Here we focus on the function, localization, and interactions of the cuticle collagens encoded by bli-1, bli-2, and bli-6. We define the null phenotypes of these BLI collagens and explore their interactions with each other and with other cuticle components. Using knock-ins to endogenous loci we show that all three BLI proteins are initially expressed in the L4 stage and become localized to cuticle struts in the nascent adult cuticle. We examine the biogenesis of strut puncta and how their patterning depends on other cuticular collagens.

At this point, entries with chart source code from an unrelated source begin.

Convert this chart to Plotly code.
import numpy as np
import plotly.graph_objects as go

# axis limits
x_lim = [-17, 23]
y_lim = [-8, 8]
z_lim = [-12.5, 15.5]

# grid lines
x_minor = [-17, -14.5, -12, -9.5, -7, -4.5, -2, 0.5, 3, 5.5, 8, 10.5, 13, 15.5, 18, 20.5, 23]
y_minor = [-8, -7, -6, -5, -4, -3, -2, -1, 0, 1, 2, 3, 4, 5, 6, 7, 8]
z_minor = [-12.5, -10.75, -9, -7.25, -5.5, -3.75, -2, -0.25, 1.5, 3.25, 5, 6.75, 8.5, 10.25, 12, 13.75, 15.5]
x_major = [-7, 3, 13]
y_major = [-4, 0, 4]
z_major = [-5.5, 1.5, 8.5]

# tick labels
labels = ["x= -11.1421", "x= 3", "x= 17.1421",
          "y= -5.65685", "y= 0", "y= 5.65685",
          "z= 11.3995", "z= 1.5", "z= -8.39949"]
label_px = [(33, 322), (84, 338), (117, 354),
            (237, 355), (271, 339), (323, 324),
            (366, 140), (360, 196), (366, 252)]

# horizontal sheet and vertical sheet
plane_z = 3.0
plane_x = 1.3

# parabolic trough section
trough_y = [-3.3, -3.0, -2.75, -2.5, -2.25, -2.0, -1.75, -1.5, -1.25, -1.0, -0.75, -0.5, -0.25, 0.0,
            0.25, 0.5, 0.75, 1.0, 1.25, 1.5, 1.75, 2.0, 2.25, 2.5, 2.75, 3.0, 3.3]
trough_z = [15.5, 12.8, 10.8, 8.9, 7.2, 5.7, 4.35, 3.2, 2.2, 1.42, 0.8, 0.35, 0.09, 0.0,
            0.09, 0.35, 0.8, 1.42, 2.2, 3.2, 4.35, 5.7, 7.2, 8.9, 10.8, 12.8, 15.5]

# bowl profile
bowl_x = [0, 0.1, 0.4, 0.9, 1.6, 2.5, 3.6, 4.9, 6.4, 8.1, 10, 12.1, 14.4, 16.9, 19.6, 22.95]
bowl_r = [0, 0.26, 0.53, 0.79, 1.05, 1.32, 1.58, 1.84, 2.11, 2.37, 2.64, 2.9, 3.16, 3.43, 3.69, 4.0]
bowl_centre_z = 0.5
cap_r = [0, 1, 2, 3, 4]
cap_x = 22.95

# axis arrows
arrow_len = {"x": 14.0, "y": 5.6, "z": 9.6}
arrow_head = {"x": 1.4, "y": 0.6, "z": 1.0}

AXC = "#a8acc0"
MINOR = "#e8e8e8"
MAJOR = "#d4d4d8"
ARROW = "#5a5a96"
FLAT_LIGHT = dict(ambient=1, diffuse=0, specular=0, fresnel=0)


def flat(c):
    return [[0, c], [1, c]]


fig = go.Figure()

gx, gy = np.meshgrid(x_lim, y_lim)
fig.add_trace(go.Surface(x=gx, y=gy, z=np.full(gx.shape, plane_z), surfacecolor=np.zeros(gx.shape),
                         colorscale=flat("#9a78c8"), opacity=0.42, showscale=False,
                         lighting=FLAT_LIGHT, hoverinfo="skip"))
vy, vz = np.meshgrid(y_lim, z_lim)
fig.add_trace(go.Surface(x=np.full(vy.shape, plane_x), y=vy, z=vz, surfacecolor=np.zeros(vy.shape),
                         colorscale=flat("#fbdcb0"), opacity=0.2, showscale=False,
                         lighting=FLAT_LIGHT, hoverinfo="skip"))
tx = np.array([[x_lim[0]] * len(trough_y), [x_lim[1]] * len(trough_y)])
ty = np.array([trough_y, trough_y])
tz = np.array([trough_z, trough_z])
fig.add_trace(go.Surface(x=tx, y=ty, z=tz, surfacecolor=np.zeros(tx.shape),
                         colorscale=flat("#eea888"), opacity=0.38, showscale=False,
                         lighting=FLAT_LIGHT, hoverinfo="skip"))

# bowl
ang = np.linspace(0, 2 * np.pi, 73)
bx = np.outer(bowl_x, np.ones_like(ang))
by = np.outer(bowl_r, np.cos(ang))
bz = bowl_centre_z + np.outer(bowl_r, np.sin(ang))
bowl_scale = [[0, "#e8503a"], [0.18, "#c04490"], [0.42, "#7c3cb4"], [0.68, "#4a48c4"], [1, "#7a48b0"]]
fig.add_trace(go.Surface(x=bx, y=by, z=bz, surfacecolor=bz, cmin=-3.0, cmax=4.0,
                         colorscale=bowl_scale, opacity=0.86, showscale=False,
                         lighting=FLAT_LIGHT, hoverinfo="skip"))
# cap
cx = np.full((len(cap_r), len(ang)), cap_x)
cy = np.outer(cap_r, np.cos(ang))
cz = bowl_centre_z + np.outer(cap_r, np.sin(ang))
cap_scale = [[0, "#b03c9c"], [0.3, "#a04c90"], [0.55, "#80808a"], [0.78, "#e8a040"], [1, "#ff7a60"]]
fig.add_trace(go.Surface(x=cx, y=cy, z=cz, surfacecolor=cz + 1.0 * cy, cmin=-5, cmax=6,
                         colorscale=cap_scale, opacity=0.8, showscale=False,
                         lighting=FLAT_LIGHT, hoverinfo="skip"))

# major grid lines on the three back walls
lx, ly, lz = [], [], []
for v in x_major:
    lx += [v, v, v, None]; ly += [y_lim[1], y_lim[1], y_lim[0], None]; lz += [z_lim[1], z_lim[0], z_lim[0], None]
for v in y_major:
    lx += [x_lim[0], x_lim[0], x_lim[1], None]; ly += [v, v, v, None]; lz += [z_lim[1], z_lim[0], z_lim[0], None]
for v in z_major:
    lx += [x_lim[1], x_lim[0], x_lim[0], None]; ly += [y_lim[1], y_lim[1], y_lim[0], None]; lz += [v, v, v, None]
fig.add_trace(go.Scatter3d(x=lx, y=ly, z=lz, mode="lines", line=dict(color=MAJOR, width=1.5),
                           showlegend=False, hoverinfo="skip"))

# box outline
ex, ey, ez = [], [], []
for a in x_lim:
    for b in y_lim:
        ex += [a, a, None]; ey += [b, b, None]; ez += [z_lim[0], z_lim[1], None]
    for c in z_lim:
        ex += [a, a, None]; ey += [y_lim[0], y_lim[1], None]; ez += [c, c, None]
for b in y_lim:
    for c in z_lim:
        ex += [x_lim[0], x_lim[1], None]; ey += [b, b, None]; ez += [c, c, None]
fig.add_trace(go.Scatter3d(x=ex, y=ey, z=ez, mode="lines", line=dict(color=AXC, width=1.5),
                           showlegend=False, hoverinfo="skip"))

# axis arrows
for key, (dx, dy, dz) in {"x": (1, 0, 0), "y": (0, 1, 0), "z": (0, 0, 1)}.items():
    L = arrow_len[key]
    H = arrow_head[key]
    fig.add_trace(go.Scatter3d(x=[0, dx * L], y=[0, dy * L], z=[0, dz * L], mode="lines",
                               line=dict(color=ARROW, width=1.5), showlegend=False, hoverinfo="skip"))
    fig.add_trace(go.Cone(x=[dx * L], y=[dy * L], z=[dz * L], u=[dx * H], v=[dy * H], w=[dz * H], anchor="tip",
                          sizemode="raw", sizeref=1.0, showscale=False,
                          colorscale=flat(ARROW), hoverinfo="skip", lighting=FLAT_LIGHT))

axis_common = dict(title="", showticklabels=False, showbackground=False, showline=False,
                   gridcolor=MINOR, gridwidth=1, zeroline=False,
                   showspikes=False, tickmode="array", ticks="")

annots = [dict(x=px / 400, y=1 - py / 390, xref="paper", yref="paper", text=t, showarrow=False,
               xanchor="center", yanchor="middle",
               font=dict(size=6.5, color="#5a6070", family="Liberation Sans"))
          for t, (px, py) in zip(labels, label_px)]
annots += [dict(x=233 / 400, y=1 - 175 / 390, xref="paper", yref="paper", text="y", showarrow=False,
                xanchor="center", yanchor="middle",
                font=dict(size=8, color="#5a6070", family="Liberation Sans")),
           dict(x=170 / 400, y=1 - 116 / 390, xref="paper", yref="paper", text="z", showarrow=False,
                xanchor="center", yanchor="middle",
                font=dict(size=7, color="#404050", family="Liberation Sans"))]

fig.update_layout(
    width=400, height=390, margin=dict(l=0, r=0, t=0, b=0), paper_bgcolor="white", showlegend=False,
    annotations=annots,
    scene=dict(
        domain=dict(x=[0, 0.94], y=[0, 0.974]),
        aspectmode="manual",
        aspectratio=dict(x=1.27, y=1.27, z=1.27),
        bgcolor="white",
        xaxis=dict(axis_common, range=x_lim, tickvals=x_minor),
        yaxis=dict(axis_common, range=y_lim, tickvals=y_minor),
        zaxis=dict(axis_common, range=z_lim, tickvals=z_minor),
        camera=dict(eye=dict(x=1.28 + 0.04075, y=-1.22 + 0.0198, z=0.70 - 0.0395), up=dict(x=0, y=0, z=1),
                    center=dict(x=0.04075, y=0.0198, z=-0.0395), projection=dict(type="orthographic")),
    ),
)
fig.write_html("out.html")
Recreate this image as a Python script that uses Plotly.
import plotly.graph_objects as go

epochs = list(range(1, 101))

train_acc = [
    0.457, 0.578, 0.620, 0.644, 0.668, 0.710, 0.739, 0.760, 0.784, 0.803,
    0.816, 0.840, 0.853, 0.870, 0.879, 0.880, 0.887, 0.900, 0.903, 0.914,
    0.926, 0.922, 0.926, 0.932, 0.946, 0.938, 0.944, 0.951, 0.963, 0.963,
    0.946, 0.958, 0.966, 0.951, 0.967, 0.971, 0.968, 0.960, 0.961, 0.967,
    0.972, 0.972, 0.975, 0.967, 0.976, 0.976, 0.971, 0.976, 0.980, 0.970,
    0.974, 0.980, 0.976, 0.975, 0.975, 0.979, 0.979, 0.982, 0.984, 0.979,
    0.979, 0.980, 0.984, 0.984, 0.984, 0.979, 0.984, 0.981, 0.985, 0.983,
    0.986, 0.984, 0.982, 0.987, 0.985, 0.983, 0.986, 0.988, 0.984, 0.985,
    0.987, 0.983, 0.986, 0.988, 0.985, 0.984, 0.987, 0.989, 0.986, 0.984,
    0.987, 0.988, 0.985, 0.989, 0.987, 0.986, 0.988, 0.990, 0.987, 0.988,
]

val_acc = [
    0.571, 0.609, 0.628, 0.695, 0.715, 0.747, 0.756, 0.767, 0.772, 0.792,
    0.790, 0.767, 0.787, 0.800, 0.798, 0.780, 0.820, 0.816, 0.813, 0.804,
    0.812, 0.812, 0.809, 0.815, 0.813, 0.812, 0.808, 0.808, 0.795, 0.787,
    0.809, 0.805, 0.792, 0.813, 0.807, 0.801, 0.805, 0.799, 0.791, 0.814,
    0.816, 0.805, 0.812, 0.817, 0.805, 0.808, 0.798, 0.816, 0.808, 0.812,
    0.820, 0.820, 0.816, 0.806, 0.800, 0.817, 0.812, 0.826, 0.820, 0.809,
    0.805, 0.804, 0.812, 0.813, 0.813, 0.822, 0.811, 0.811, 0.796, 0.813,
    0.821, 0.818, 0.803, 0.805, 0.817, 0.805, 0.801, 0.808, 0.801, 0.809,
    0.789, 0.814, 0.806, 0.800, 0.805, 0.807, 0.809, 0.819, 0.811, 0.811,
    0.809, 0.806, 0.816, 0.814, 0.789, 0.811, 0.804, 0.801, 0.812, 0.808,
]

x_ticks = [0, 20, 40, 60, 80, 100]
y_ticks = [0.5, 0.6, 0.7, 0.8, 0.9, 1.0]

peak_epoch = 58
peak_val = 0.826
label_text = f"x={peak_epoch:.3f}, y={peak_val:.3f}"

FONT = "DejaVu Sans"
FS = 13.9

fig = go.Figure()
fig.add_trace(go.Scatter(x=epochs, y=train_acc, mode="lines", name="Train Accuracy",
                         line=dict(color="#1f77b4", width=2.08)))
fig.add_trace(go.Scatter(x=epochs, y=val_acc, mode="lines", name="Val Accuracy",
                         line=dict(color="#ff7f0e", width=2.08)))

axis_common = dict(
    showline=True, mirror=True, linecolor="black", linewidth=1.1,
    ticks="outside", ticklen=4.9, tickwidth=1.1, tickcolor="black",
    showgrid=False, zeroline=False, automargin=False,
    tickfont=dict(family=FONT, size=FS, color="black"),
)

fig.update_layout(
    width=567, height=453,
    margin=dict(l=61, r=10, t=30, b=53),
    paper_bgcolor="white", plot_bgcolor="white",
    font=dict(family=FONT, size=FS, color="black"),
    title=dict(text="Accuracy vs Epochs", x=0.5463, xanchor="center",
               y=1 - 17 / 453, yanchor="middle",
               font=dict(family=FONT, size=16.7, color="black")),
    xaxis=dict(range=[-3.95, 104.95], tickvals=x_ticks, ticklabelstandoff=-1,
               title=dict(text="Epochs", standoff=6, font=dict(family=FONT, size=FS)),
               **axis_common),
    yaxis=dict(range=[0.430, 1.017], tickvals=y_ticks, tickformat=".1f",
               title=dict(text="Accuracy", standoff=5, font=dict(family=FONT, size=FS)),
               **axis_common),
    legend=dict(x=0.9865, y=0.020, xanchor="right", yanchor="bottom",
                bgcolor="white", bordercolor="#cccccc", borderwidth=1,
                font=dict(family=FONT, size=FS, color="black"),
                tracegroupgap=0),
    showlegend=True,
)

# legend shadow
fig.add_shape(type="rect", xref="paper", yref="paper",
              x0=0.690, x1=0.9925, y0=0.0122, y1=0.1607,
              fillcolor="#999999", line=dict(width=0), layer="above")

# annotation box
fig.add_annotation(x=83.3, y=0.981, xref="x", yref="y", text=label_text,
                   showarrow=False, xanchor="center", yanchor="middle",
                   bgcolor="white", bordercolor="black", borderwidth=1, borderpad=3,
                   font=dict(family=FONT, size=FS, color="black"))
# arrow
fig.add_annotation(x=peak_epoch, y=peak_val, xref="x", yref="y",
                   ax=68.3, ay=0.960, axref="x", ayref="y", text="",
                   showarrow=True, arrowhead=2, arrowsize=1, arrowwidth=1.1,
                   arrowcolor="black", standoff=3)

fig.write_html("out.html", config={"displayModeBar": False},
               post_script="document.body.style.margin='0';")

Using 3D-structured illumination super-resolution microscopy (3D-SIM) we find evidence for nanoscale organization of struts, revealing previously unknown levels of patterning in the cuticle. Our findings provide insight into how complex pattern is generated in an apical extracellular matrix.
Results
Mutations in three BLI cuticle collagens cause adult-onset blistering
The blistering (Bli) phenotype denotes the appearance of fluid-filled swellings within the cuticle known as blisters (Fig. 1a). As detailed below, mutations in collagens bli-1, bli-2, and bli-6 cause adult-specific Bli phenotypes ranging from mild to severe. Mild blistering is defined as small blisters on the nose and/or tail, or one medium-sized blister in the body; intermediate is defined as several medium-sized blisters, and severe blistering is defined as large blisters extending along the entire body, leading to defects in egg laying, locomotion, feeding, and premature death (Fig. 1a; Tables 1–3). In the most severe bli-1 or bli-2 mutants small blisters are first visible within 3 h of the L4/adult molt and subsequently combine to form larger blisters, leading to severe blistering by ~9 h after the L4/adult molt, with 100% penetrance (n > 50). Severely blistered animals are fertile and typically lay a small number of eggs prior to death. Reduction in bli-1 function via RNAi induces epidermal responses to injury such as upregulation of the antimicrobial peptide nlp-29;28 we confirmed this nlp-29 upregulation in young adults using bli-1 and bli-2 mutants (Fig. 1b). Thus loss of function in the BLI collagens results in adult-onset defects in cuticle integrity and consequent epidermal damage responses.